Nello spettro queer ereditato dal postmoderno, il confronto con la norma collettiva nega la natura individuale, mai a tal punto però da eliminare l’attrito prodotto dallo smacco tra ideale e reale. Questa frizione – chiamatela ironia, o humor, o come volete – è lo spettacolo che la nostra coscienza riserva solo ed esclusivamente a noi. Noi, che siamo il pubblico migliore per la nostra solitudine. Così pure fa il teatro, la tragedia, la commedia e tutto ciò che passa attraverso la rappresentazione umana. Le scene più intense che ritroviamo in Queer e Babygirl raccontano precisamente quel disagio: il dramma unico che si consuma a partire dalla differenza che i protagonisti riconoscono in sé, e che autorizzano nell’altro.
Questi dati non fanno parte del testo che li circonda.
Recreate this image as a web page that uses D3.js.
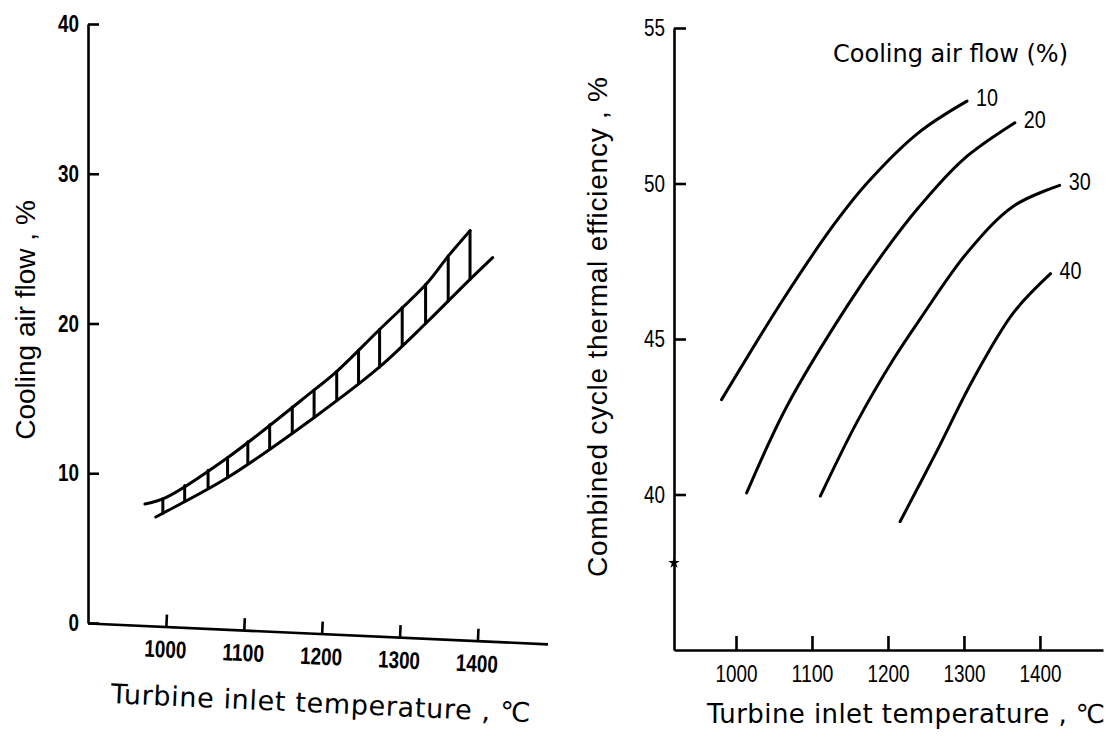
<!DOCTYPE html>
<html>
<head>
<meta charset="utf-8">
<script src="https://cdn.jsdelivr.net/npm/d3@7"></script>
<style>
  body { margin: 0; background: #fff; }
  svg { display: block; background: #fff; }
  .axis .domain, .axis .tick line { stroke: #000; stroke-width: 2.6; }
  .curve { fill: none; stroke: #000; stroke-width: 3; stroke-linecap: round; stroke-linejoin: round; }
</style>
</head>
<body>
<svg id="chart" width="1117" height="738"></svg>
<script>
// left panel: required cooling air flow band (upper / lower edge)
const bandUpperTemp = [973, 999, 1078, 1191, 1217, 1274, 1335, 1362, 1390];
const bandUpperFlow = [7.95, 8.35, 11.0, 15.6, 16.7, 19.6, 22.7, 24.5, 26.2];
const bandLowerTemp = [987, 999, 1078, 1191, 1274, 1335, 1387, 1419];
const bandLowerFlow = [7.08, 7.41, 9.68, 13.76, 17.1, 20.1, 22.8, 24.4];
const hatchTemp = [996, 1024, 1054, 1079, 1105, 1133, 1162, 1190, 1219, 1247, 1274, 1303, 1333, 1362, 1390];
const flowTicks = [0, 10, 20, 30, 40];
const tempTicks = [1000, 1100, 1200, 1300, 1400];

// right panel: combined cycle efficiency for each cooling air flow
const airFlows = [10, 20, 30, 40];
const effTemp = [
    [981, 1062, 1128, 1172, 1240, 1304],
    [1014, 1067, 1146, 1198, 1240, 1299, 1367],
    [1111, 1159, 1207, 1242, 1304, 1365, 1426],
    [1216, 1264, 1312, 1365, 1414]
];
const effValue = [
    [43.05, 46.27, 48.65, 50.0, 51.63, 52.65],
    [40.05, 42.84, 46.05, 47.9, 49.22, 50.77, 51.95],
    [39.95, 42.32, 44.34, 45.63, 47.77, 49.27, 49.94],
    [39.13, 41.38, 43.70, 45.84, 47.10]
];
const effTicks = [40, 45, 50, 55];
const markerEff = 37.8;

const numFont = "'Liberation Sans', Arial, sans-serif";
const digitW = 10.5;   // the scanned digits are tall and narrow
const svg = d3.select("#chart");

function styleNumbers(g, weight) {
    g.selectAll("text")
        .attr("font-family", numFont).attr("font-size", 24)
        .attr("font-weight", weight).attr("fill", "#000")
        .attr("textLength", d => String(d).length * digitW)
        .attr("lengthAdjust", "spacingAndGlyphs");
}

/* ---------- left panel ---------- */
let xL = d3.scaleLinear().domain([900, 1490]).range([88, 548]);
let yL = d3.scaleLinear().domain([0, 40]).range([623, 24]);

let yAxisL = svg.append("g")
    .attr("class", "axis")
    .attr("transform", "translate(88,0)")
    .call(d3.axisLeft(yL).tickValues(flowTicks).tickFormat(d3.format("d"))
        .tickSizeInner(-11).tickSizeOuter(0).tickPadding(9));

// the scanned x axis is slightly tilted
let xAxisL = svg.append("g")
    .attr("class", "axis")
    .attr("transform", "translate(88,623) rotate(2.6) translate(-88,0)")
    .call(d3.axisBottom(xL).tickValues(tempTicks).tickFormat(d3.format("d"))
        .tickSizeInner(-12).tickSizeOuter(0).tickPadding(14));

styleNumbers(yAxisL, "bold");
styleNumbers(xAxisL, "bold");

xAxisL.append("text")
    .attr("x", 114).attr("y", 79)
    .attr("font-family", "'DejaVu Sans', sans-serif").attr("font-size", 27)
    .attr("fill", "#000").attr("text-anchor", "start")
    .attr("textLength", 420)
    .text("Turbine inlet temperature , ℃");

svg.append("text")
    .attr("transform", "translate(35,320) rotate(-90)")
    .attr("font-family", "'Liberation Sans', sans-serif").attr("font-size", 28)
    .attr("text-anchor", "middle")
    .text("Cooling air flow , %");

let bandLine = d3.line().x(d => xL(d[0])).y(d => yL(d[1])).curve(d3.curveCatmullRom.alpha(0.5));
let upperPts = d3.zip(bandUpperTemp, bandUpperFlow);
let lowerPts = d3.zip(bandLowerTemp, bandLowerFlow);

svg.append("path").attr("class", "curve").attr("d", bandLine(upperPts));
svg.append("path").attr("class", "curve").attr("d", bandLine(lowerPts));

// hatch between the two edges
let upperAt = d3.scaleLinear().domain(bandUpperTemp).range(bandUpperFlow);
let lowerAt = d3.scaleLinear().domain(bandLowerTemp).range(bandLowerFlow);
svg.append("g").selectAll("line")
    .data(hatchTemp)
    .enter().append("line")
    .attr("class", "curve")
    .attr("x1", d => xL(d)).attr("x2", d => xL(d))
    .attr("y1", d => yL(upperAt(d))).attr("y2", d => yL(lowerAt(d)));

/* ---------- right panel ---------- */
let xR = d3.scaleLinear().domain([918.4, 1483]).range([674, 1103]);
let yR = d3.scaleLinear().domain([35, 55]).range([650, 28]);

let yAxisR = svg.append("g")
    .attr("class", "axis")
    .attr("transform", "translate(674,0)")
    .call(d3.axisLeft(yR).tickValues(effTicks).tickFormat(d3.format("d"))
        .tickSizeInner(-12).tickSizeOuter(0).tickPadding(9));

let xAxisR = svg.append("g")
    .attr("class", "axis")
    .attr("transform", "translate(0,650)")
    .call(d3.axisBottom(xR).tickValues(tempTicks).tickFormat(d3.format("d"))
        .tickSizeInner(-14).tickSizeOuter(0).tickPadding(15));

styleNumbers(yAxisR, "normal");
styleNumbers(xAxisR, "normal");

svg.append("text")
    .attr("x", 707).attr("y", 723)
    .attr("font-family", "'DejaVu Sans', sans-serif").attr("font-size", 26)
    .attr("textLength", 398)
    .text("Turbine inlet temperature , ℃");

svg.append("text")
    .attr("transform", "translate(607,327) rotate(-90)")
    .attr("font-family", "'Liberation Sans', sans-serif").attr("font-size", 28)
    .attr("text-anchor", "middle")
    .attr("textLength", 500)
    .text("Combined cycle thermal efficiency , %");

svg.append("text")
    .attr("x", 833).attr("y", 62)
    .attr("font-family", "'DejaVu Sans', sans-serif").attr("font-size", 24)
    .text("Cooling air flow (%)");

svg.append("path")
    .attr("d", d3.symbol(d3.symbolStar, 40)())
    .attr("transform", "translate(" + xR.range()[0] + "," + yR(markerEff) + ")");

let effLine = d3.line().x(d => xR(d[0])).y(d => yR(d[1])).curve(d3.curveCatmullRom.alpha(0.5));
let series = airFlows.map((f, i) => ({ flow: f, pts: d3.zip(effTemp[i], effValue[i]) }));

svg.append("g").selectAll("path")
    .data(series)
    .enter().append("path")
    .attr("class", "curve")
    .attr("d", d => effLine(d.pts));

svg.append("g").selectAll("text")
    .data(series)
    .enter().append("text")
    .attr("x", d => xR(d.pts[d.pts.length - 1][0]) + 9)
    .attr("y", d => yR(d.pts[d.pts.length - 1][1]) + 5)
    .attr("font-family", numFont).attr("font-size", 24)
    .attr("textLength", d => String(d.flow).length * 11)
    .attr("lengthAdjust", "spacingAndGlyphs")
    .text(d => d.flow);
</script>
</body>
</html>
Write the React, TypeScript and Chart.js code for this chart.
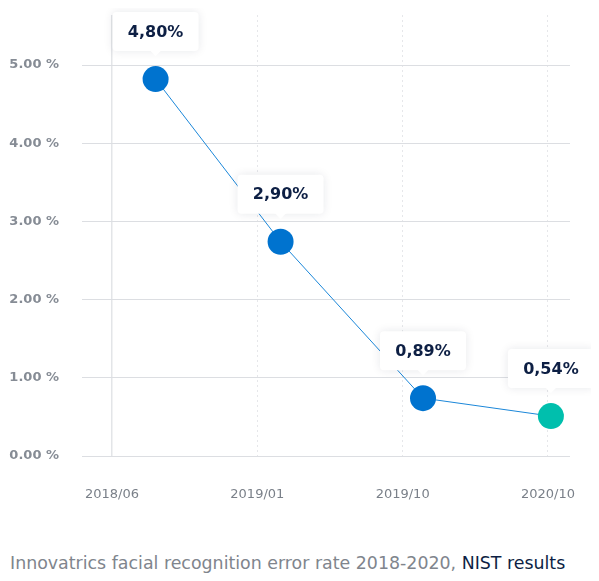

Così Lee, vitale e audace, attende l’autorizzazione di Allerton per avvicinarsi, conscio che il suo amore è solo una gentile concessione, niente più. Romy, dal canto suo, non rispetta i termini del contratto, seppur consapevole che l’ossessione per Samuel è solo un gioco per il ragazzo. Romy e Lee sono queer nella misura in cui rimangono fedeli al loro delirio. È qui che riposa l’essenza del dramma moderno, la realtà della fine in tensione col desiderio di infinito. Queer e Babygirl sono queer nell’effetto della loro messa in scena: una tensione sensibile tra esplicito e rimosso, apollineo e dionisiaco che non solo descrive i suoi protagonisti, ma che nell’informare un paradigma, inevitabilmente lo rappresenta.

«Queer» e «Babygirl»
«Queer» di Luca Guadagnino (Credits: Yannis Drakoulidis / A24)

Luca Guadagnino raccoglie così l’eredità di Burroughs, restituendo al pubblico, nel viaggio del suo protagonista, una confessione esplicita sul sentimento queer. Halina Reijn rende invece una parabola rimossa, decostruendo l’immaginario che ha intrappolato l’eros femminile e rompendo la tradizione che vuole le donne risolversi sempre nella morte –– da Didone a Ophelia, fino alla stessa Hedda; a proposito di Ibsen, al suo debutto nell’inverno del 1891, Hedda Gabler non convinse tutti: fu riscoperta tempo dopo, alla luce di individuazioni della filosofia contemporanea autorizzate dagli aggiornamenti psicanalitici. Proprio quel laboratorio che, nel secolo scorso, ha decostruito un paradigma, ne ha analizzato il linguaggio e, scorporando le estetiche che accompagnava, ha restituito un sentimento, un filtro, un’intuizione––verità tutte che riposano al di là della realtà stessa. Il cinema si sostanzia da un’immagine, il teatro prende dalla vita. In questo, trovo Queer e Babygirl più fedeli alla programmatica classica che alle istanze contemporanee. Perché non raccontano una storia o una condizione; queste narrazioni inscenano il dramma continuo della vita. Mi dispiace che l’Academy non abbia riconosciuto tale potenza, ma va bene così: il queer, per l’appunto, sta nella forza della sua anticipazione.